The question is why has this business phrase has been taken up by people outside of a business environment? Personally, I think people use it to sound smarter - or should I say more knowledgeable? I think people feel they have more authority if they use language outside of every day speak. Just like the use of slang in young communities separate them from the herd (deuce doesn't mean the same thing to my sixteen year old that it means to me, think two, number two... Yeah, you've got it), I think some people think using business jargon or formal language separates them from the crowd. To them it says, 'Hey, look at me, I'm so sophisticated!'.

The thing is, phrases out of context, sound less sophisticated. They sound like a person doesn't really know what the words mean, or how and when to use them. This happens in academia a lot. People use passive, long winded, language in the hopes of sounding more sophisticated. It may be fine when speaking with or writing to other academics - though why people would want to use three words where they could use one is well beyond me. In language that is supposed to reach out to people who are learning or who are not working in the area of research the academic works in, it's just confusing and boring.

If the academic writing is teaching new terms, that's fine, it's part of the education process, but if the academic is just spouting clever words right over the target audience without explanation, well, then they're missing their target - which is just dumb.

Often apprentice academics fall into this category. They desperately want to impress, not only their peers and those whose positions they aspire to, but their friends and everyone else too. They're writing and speaking in an alien language which creates a barrier between them and the person they're talking to. They sound... up themselves.

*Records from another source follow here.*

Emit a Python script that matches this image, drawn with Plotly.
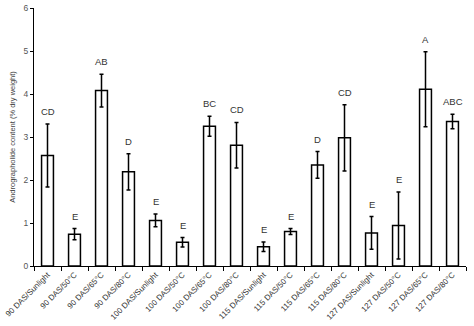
import plotly.graph_objects as go

# Treatments (harvest age / drying method)
categories = [
    "90 DAS/Sunlight", "90 DAS/50°C", "90 DAS/65°C", "90 DAS/80°C",
    "100 DAS/Sunlight", "100 DAS/50°C", "100 DAS/65°C", "100 DAS/80°C",
    "115 DAS/Sunlight", "115 DAS/50°C", "115 DAS/65°C", "115 DAS/80°C",
    "127 DAS/Sunlight", "127 DAS/50°C", "127 DAS/65°C", "127 DAS/80°C",
]
# Andrographolide content (% dry weight) and standard errors
content = [2.57, 0.74, 4.08, 2.19, 1.06, 0.55, 3.25, 2.81,
           0.45, 0.80, 2.35, 2.98, 0.77, 0.94, 4.11, 3.36]
error = [0.73, 0.13, 0.38, 0.42, 0.15, 0.11, 0.23, 0.53,
         0.11, 0.07, 0.31, 0.77, 0.38, 0.78, 0.87, 0.17]
# Significance groups
letters = ["CD", "E", "AB", "D", "E", "E", "BC", "CD",
           "E", "E", "D", "CD", "E", "E", "A", "ABC"]

font_family = "Arial, Liberation Sans, sans-serif"

fig = go.Figure(
    go.Bar(
        x=categories,
        y=content,
        width=0.44,
        marker=dict(color="white", line=dict(color="black", width=1.5)),
        error_y=dict(type="data", array=error, visible=True,
                     color="black", thickness=1.5, width=2),
        showlegend=False,
    )
)

for cat, val, err, lab in zip(categories, content, error, letters):
    fig.add_annotation(
        x=cat, y=val + err, text=lab, showarrow=False,
        yanchor="bottom", yshift=5,
        font=dict(family=font_family, size=9.5, color="#333333"),
    )

fig.update_layout(
    width=474, height=326,
    margin=dict(l=34, r=8, t=8, b=60),
    paper_bgcolor="white", plot_bgcolor="white",
    font=dict(family=font_family, color="#444444"),
)

fig.update_xaxes(
    type="category",
    automargin=False,
    tickson="boundaries",
    ticks="outside", ticklen=4, tickcolor="black", tickwidth=1,
    tickangle=-45,
    tickfont=dict(size=8, color="#333333"),
    showline=True, linecolor="black", linewidth=1.2,
    showgrid=False,
)

fig.update_yaxes(
    automargin=False,
    range=[0, 6], dtick=1,
    ticks="outside", ticklen=3, tickcolor="black",
    tickfont=dict(size=8.5, color="#555555"),
    showline=True, linecolor="black", linewidth=1.2,
    showgrid=False, zeroline=False,
    title=dict(text="Andrographolide content (% dry weight)",
               font=dict(size=7.5, color="#444444"), standoff=6),
)

fig.write_html("out.html")
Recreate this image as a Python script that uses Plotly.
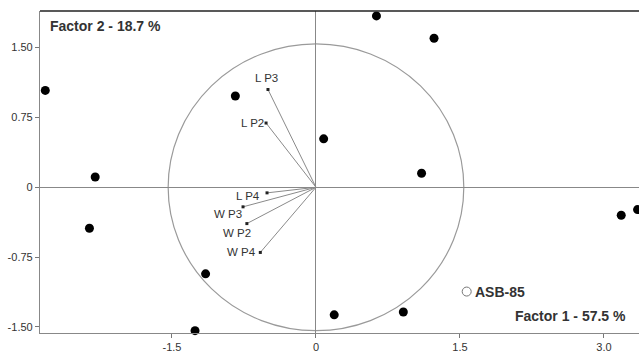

If they use the language inappropriately, not actually understanding the language they speak - the test is whether or not they can translate their gibberish into plain language that everyone can understand - then they're doubly dumb because it may not be understood by those people who aren't academically trained, but to everyone else, it soon becomes obvious they're really just the little scared man behind the curtain from the Wizard of Oz.

So, this morning when I heard a middle-aged man on the train talking about how 'moving forward' he was going to get back into his gym routine, I didn't know if I wanted to cry or punch him (okay, so maybe I need to take a closer look at my over-reaction there).

Come on people, plain language is great! It doesn't make you sound unsophisticated, it makes you sound approachable. Use it, it'll save you having to explain what you mean all the time, it'll save you time.